Mid-term (6-24 months), the structural shift becomes unavoidable. The standalone MDM market begins consolidating as enterprises increasingly prioritize AI-integrated data solutions over best-of-breed approaches that require costly integration. SAP's Business Data Cloud, now powered by Reltio's capabilities, establishes itself as the de facto standard for enterprise AI data foundation—not because it's the only option, but because it solves the fundamental problem that has hampered enterprise AI adoption for years.
Strategic Directives for Enterprise Leaders
For technology leaders navigating this shift, three actions emerge as critical. First, within the next 30 days, enterprises must audit their current data landscape to identify specific silos that block AI agent effectiveness—mapping where customer, product, and operational data reside and assessing the latency and fidelity of data flows between these systems.
Second, within 60 days, leaders should evaluate SAP's integrated approach against best-of-breed MDM strategies, not on feature parity alone, but through the lens of total cost of ownership for AI initiatives.
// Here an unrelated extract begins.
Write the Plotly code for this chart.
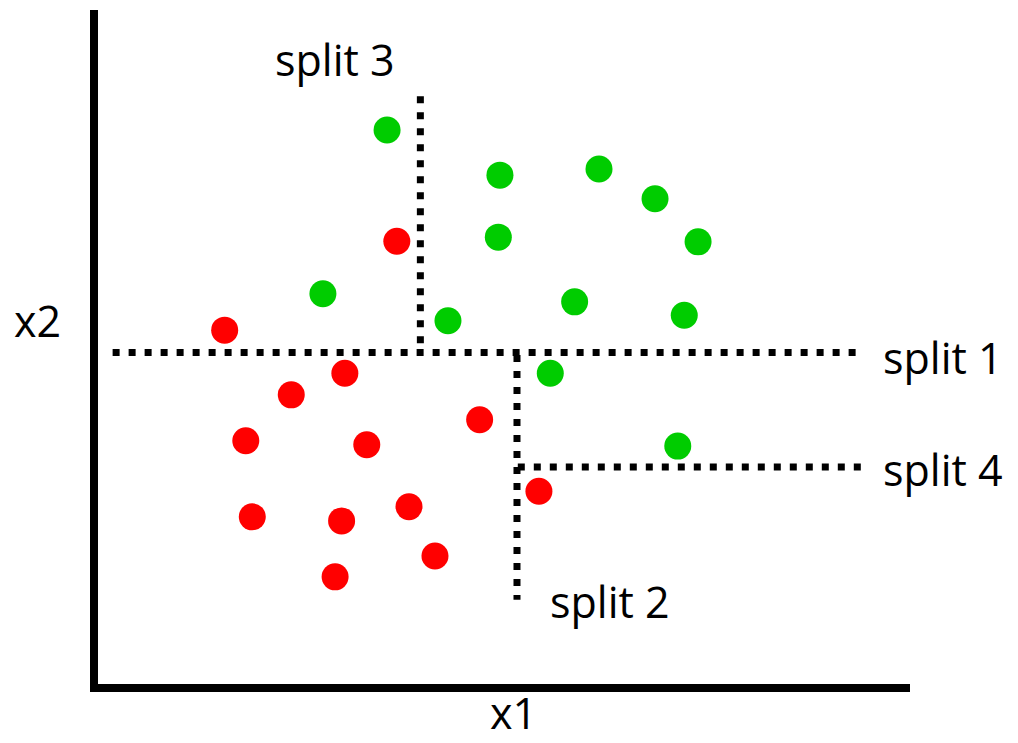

This means calculating not just licensing costs, but integration expenses, ongoing maintenance, and the opportunity cost of delayed AI projects due to data quality issues.
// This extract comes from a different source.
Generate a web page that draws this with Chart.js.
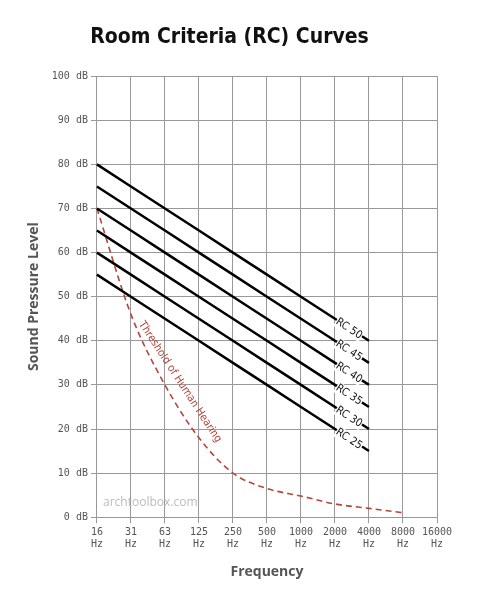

Finally, within 6 months, enterprises should pilot SAP's Joule Agents with Reltio-unified data against a baseline using their current fragmented data approach. The metric isn't just model accuracy, but time-to-value—how quickly AI agents can deliver actionable insights that drive business decisions when operating on data that is clean, unified, and contextually rich from the moment of creation.
This acquisition doesn't just change how enterprises manage data; it redefines what it means to be ready for AI in the enterprise era. Those who recognize the structural shift early will find themselves with a decisive advantage; those who treat it as another feature update risk building AI initiatives on foundations that are increasingly obsolete.